Elle est réalisable et possible pour les raisons suivantes :
Le capitalisme est mûr pour le socialisme.
La guerre a préparé le terrain au socialisme. Le capitalisme est forcé de passer au socialisme (au socialisme d’État, bien entendu).
Ainsi le prolétariat agit dans le sens du progrès général de l’humanité.
Et les conséquences, tant matérielles que morales, de la guerre sont si désastreuses pour le prolétariat qu’il est inévitablement amené à la révolution.
L’anéantissement des forces productrices et matérielles, le malheur, la haine, la famine, la tuerie sanglante sans fin, tout concourt à amener le prolétariat à la révolution pendant ou après la guerre.
Et cette révolution peut avoir lieu parce que le prolétariat international est, dans ses organisations, assez fort pour la mener à bien.
Le programme qui, d’après nous, doit être admis par le prolétariat international est le suivant :
Le prolétariat doit :
Prendre en mains le pouvoir d’État et le pouvoir législatif :
Garantir un minimum de moyens d’existence à tous les ouvriers et à tous ceux qui doivent leur être assimilés ;
Prendre en mains l’administration de toute la production, du commerce et du transport ; la répartition des produits ;
Décréter le travail obligatoire pour tous ;
Annuler les dettes de l’État ; confisquer les bénéfices de guerre, n’imposer que le capital et les revenus, et de cette manière aboutir à la confiscation du capital ;
Exproprier les banques ;
Exproprier les grands établissements industriels ;
Socialiser la terre ;
Prendre en mains toutes les prohibitions et tous les tarifs douaniers ;
Abolir le militarisme et armer le prolétariat.
En se basant sur ce programme, le prolétariat international peut rallier à sa cause et unir tous les ouvriers, toutes les classes laborieuses et asservies.
Ce programme doit le conduire à la victoire.
IV
Et devant le prolétariat du monde entier l’exemple de la révolution apparaît déjà.
La Révolution russe est pour le prolétariat universel un symbole rayonnant.
Car elle a montré qu’il n’y a que deux moyens de vaincre : l’unité du prolétariat nationale et international et l’unité dans la révolution.
Si l’accord manque dans le prolétariat d’une nation, il reste l’esclave de sa bourgeoisie ; si l’accord manque dans le prolétariat international, il reste l’esclave de la bourgeoisie internationale.
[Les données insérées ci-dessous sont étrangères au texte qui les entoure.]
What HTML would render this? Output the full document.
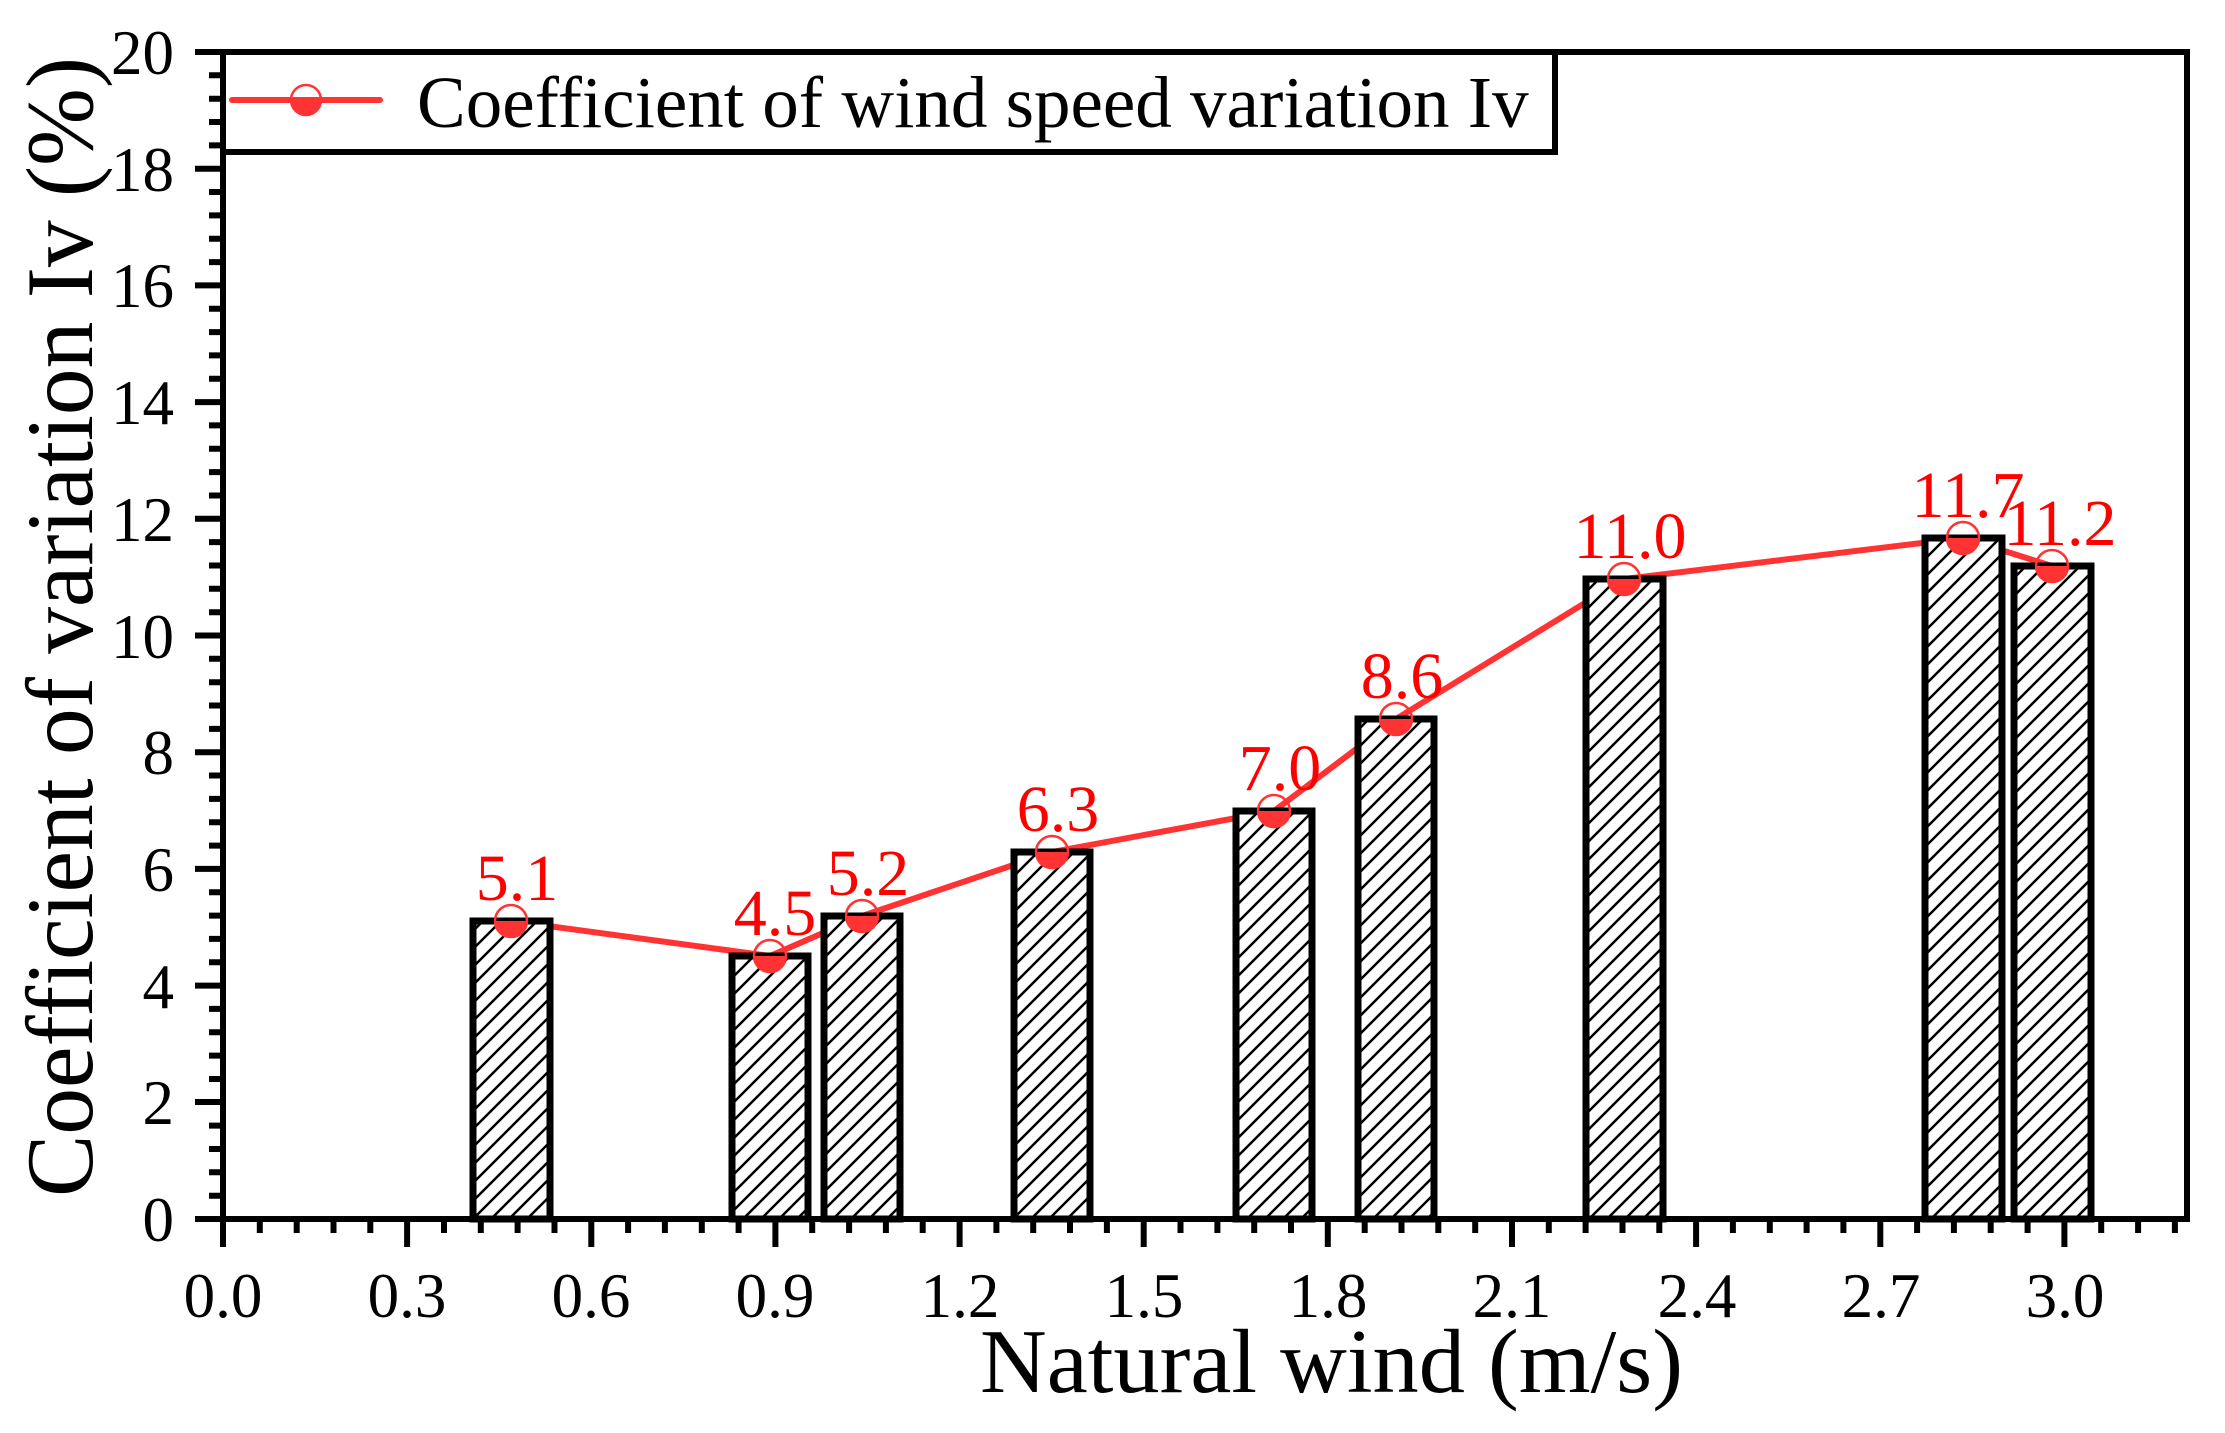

Si le prolétariat ne lutte pas pour la révolution complète, pour l’anéantissement total de la société capitaliste et s’il ne soutient pas cette lutte jusqu’à la victoire définitive, il n’y a point de salut pour lui et pour les autres classes opprimées ; et il ne peut entraîner après lui tous les ouvriers et toutes les autres classes opprimées.
Mais la révolution russe nous a appris davantage encore.
Elle a trouvé la forme grâce à laquelle le prolétariat peut remporter la victoire ; ce sont, dans chaque village, dans chaque région et dans tous les pays, les soviets.
Les soviets ouvriers, auxquels appartient tout le pouvoir économique et politique.
Ce sont ces soviets qui détruisent le capitalisme et créent le socialisme ; ce sont eux qui exproprient le capitalisme et transmettent tout le pouvoir et toute la richesse au socialisme ; ce sont eux, en un mot, qui créent le socialisme économiquement et politiquement.
Les soviets ouvriers représentent la forme et l’essence de la nouvelle société, de la nouvelle humanité.
Ces soviets ne comprennent pour le moment que le prolétariat en lutte, le prolétariat victorieux, mais ils sont appelés à embrasser l’humanité tout entière.
Les soviets du Travail, du Travail et rien que du Travail, deviendront avec le temps, les groupements plus hauts, les groupements sacrés de l’humanité.
L’unité du prolétariat au sein de chaque nation.
L’unité du prolétariat international.
L’union, l’organisation du prolétariat en soviets ouvriers.
Tels sont les trois grands principes que la révolution russe enseigne au prolétariat mondial.
Quand le prolétariat de l’Europe occidentale, de l’Amérique du Nord, du monde entier sera uni, quand il créera une nouvelle Internationale, celle de la Révolution universelle, quand il sera un dans la révolution, quand il s’organisera en soviets des travailleurs et leur donnera tout le pouvoir économique et politique, la révolution universelle vaincra.
Nous voyons déjà, non dans un lointain avenir, mais près de nous, la nouvelle Internationale, embrassant les soviets ouvriers de tous les pays.
Nous voyons déjà plus près encore le soviet central des ouvriers du monde entier.
Nous voyons déjà devant nous les soviets internationaux, précurseurs de la nouvelle humanité libre, de l’humanité communiste.